● **GOAL**: All of the material below is to be restated word for word, apart from the pictures.

>> START

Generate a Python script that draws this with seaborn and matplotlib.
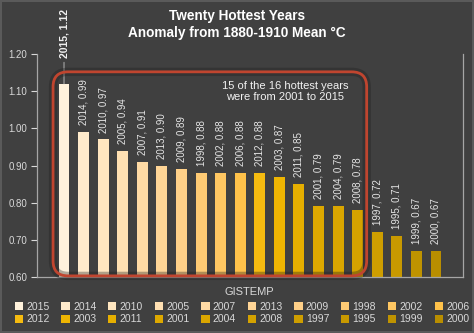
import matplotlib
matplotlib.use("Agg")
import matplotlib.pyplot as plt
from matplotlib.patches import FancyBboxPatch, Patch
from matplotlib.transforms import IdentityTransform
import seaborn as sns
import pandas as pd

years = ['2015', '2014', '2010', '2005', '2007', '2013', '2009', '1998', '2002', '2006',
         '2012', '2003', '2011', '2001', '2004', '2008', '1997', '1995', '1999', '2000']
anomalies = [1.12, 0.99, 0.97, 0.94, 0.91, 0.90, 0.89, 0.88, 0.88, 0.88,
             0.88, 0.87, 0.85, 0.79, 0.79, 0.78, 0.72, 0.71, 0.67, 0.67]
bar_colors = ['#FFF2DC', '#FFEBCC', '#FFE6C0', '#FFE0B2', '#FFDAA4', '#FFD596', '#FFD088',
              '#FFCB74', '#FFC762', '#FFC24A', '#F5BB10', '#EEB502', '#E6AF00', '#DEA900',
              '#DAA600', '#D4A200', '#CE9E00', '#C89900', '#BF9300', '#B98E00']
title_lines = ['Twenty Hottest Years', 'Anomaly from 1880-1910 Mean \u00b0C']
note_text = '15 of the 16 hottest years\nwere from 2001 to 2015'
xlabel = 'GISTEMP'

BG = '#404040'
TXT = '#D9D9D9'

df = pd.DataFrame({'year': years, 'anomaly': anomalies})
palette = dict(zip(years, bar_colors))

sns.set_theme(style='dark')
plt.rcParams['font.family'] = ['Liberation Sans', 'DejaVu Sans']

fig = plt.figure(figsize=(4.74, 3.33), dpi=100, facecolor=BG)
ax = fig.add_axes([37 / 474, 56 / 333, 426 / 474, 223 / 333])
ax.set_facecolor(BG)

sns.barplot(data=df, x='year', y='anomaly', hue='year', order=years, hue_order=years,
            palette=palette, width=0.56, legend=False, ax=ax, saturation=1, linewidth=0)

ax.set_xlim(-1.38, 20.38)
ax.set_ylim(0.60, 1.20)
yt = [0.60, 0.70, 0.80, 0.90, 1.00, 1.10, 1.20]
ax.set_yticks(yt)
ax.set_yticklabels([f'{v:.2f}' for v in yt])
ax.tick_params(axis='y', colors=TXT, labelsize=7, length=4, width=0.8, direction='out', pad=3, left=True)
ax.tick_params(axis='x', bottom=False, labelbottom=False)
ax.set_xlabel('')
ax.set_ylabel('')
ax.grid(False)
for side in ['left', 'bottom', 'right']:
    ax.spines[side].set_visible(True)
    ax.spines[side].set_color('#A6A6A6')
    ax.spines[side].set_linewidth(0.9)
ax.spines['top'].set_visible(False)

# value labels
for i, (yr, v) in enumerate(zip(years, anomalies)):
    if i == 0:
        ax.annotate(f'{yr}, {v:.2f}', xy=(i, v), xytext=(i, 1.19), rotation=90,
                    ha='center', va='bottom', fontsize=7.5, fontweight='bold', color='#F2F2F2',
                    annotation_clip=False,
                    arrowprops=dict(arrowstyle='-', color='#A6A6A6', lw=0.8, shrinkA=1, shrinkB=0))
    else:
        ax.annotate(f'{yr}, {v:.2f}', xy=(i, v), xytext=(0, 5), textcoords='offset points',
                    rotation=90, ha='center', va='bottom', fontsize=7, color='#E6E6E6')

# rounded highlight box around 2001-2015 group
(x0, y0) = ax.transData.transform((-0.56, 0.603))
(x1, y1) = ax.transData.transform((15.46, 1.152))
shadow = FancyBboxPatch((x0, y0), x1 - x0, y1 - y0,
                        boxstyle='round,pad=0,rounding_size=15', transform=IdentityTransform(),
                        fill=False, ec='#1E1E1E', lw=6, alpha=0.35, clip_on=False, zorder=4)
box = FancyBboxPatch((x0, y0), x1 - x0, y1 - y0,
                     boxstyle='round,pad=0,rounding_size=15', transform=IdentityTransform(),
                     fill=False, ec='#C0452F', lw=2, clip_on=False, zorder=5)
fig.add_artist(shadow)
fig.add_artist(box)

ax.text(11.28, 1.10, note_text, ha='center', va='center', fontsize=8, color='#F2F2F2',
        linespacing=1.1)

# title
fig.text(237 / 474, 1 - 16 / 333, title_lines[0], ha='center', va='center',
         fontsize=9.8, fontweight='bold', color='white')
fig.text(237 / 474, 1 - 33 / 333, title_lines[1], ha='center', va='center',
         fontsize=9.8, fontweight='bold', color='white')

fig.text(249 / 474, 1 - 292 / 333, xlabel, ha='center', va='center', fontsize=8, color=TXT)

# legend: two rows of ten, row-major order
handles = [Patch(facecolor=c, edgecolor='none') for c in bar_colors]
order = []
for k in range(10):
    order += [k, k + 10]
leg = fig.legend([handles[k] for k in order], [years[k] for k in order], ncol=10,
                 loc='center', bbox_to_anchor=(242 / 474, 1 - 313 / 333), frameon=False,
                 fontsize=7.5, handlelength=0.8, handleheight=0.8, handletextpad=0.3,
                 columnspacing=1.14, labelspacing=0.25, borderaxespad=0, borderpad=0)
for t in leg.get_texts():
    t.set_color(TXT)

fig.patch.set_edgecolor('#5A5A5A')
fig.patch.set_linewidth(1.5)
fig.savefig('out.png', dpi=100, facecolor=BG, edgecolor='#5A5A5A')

>> END

● **RESPONSE**:
Generate a Python script that draws this with seaborn and matplotlib.
import matplotlib
matplotlib.use("Agg")
import matplotlib.pyplot as plt
from matplotlib.patches import FancyBboxPatch, Patch
from matplotlib.transforms import IdentityTransform
import seaborn as sns
import pandas as pd

years = ['2015', '2014', '2010', '2005', '2007', '2013', '2009', '1998', '2002', '2006',
         '2012', '2003', '2011', '2001', '2004', '2008', '1997', '1995', '1999', '2000']
anomalies = [1.12, 0.99, 0.97, 0.94, 0.91, 0.90, 0.89, 0.88, 0.88, 0.88,
             0.88, 0.87, 0.85, 0.79, 0.79, 0.78, 0.72, 0.71, 0.67, 0.67]
bar_colors = ['#FFF2DC', '#FFEBCC', '#FFE6C0', '#FFE0B2', '#FFDAA4', '#FFD596', '#FFD088',
              '#FFCB74', '#FFC762', '#FFC24A', '#F5BB10', '#EEB502', '#E6AF00', '#DEA900',
              '#DAA600', '#D4A200', '#CE9E00', '#C89900', '#BF9300', '#B98E00']
title_lines = ['Twenty Hottest Years', 'Anomaly from 1880-1910 Mean \u00b0C']
note_text = '15 of the 16 hottest years\nwere from 2001 to 2015'
xlabel = 'GISTEMP'

BG = '#404040'
TXT = '#D9D9D9'

df = pd.DataFrame({'year': years, 'anomaly': anomalies})
palette = dict(zip(years, bar_colors))

sns.set_theme(style='dark')
plt.rcParams['font.family'] = ['Liberation Sans', 'DejaVu Sans']

fig = plt.figure(figsize=(4.74, 3.33), dpi=100, facecolor=BG)
ax = fig.add_axes([37 / 474, 56 / 333, 426 / 474, 223 / 333])
ax.set_facecolor(BG)

sns.barplot(data=df, x='year', y='anomaly', hue='year', order=years, hue_order=years,
            palette=palette, width=0.56, legend=False, ax=ax, saturation=1, linewidth=0)

ax.set_xlim(-1.38, 20.38)
ax.set_ylim(0.60, 1.20)
yt = [0.60, 0.70, 0.80, 0.90, 1.00, 1.10, 1.20]
ax.set_yticks(yt)
ax.set_yticklabels([f'{v:.2f}' for v in yt])
ax.tick_params(axis='y', colors=TXT, labelsize=7, length=4, width=0.8, direction='out', pad=3, left=True)
ax.tick_params(axis='x', bottom=False, labelbottom=False)
ax.set_xlabel('')
ax.set_ylabel('')
ax.grid(False)
for side in ['left', 'bottom', 'right']:
    ax.spines[side].set_visible(True)
    ax.spines[side].set_color('#A6A6A6')
    ax.spines[side].set_linewidth(0.9)
ax.spines['top'].set_visible(False)

# value labels
for i, (yr, v) in enumerate(zip(years, anomalies)):
    if i == 0:
        ax.annotate(f'{yr}, {v:.2f}', xy=(i, v), xytext=(i, 1.19), rotation=90,
                    ha='center', va='bottom', fontsize=7.5, fontweight='bold', color='#F2F2F2',
                    annotation_clip=False,
                    arrowprops=dict(arrowstyle='-', color='#A6A6A6', lw=0.8, shrinkA=1, shrinkB=0))
    else:
        ax.annotate(f'{yr}, {v:.2f}', xy=(i, v), xytext=(0, 5), textcoords='offset points',
                    rotation=90, ha='center', va='bottom', fontsize=7, color='#E6E6E6')

# rounded highlight box around 2001-2015 group
(x0, y0) = ax.transData.transform((-0.56, 0.603))
(x1, y1) = ax.transData.transform((15.46, 1.152))
shadow = FancyBboxPatch((x0, y0), x1 - x0, y1 - y0,
                        boxstyle='round,pad=0,rounding_size=15', transform=IdentityTransform(),
                        fill=False, ec='#1E1E1E', lw=6, alpha=0.35, clip_on=False, zorder=4)
box = FancyBboxPatch((x0, y0), x1 - x0, y1 - y0,
                     boxstyle='round,pad=0,rounding_size=15', transform=IdentityTransform(),
                     fill=False, ec='#C0452F', lw=2, clip_on=False, zorder=5)
fig.add_artist(shadow)
fig.add_artist(box)

ax.text(11.28, 1.10, note_text, ha='center', va='center', fontsize=8, color='#F2F2F2',
        linespacing=1.1)

# title
fig.text(237 / 474, 1 - 16 / 333, title_lines[0], ha='center', va='center',
         fontsize=9.8, fontweight='bold', color='white')
fig.text(237 / 474, 1 - 33 / 333, title_lines[1], ha='center', va='center',
         fontsize=9.8, fontweight='bold', color='white')

fig.text(249 / 474, 1 - 292 / 333, xlabel, ha='center', va='center', fontsize=8, color=TXT)

# legend: two rows of ten, row-major order
handles = [Patch(facecolor=c, edgecolor='none') for c in bar_colors]
order = []
for k in range(10):
    order += [k, k + 10]
leg = fig.legend([handles[k] for k in order], [years[k] for k in order], ncol=10,
                 loc='center', bbox_to_anchor=(242 / 474, 1 - 313 / 333), frameon=False,
                 fontsize=7.5, handlelength=0.8, handleheight=0.8, handletextpad=0.3,
                 columnspacing=1.14, labelspacing=0.25, borderaxespad=0, borderpad=0)
for t in leg.get_texts():
    t.set_color(TXT)

fig.patch.set_edgecolor('#5A5A5A')
fig.patch.set_linewidth(1.5)
fig.savefig('out.png', dpi=100, facecolor=BG, edgecolor='#5A5A5A')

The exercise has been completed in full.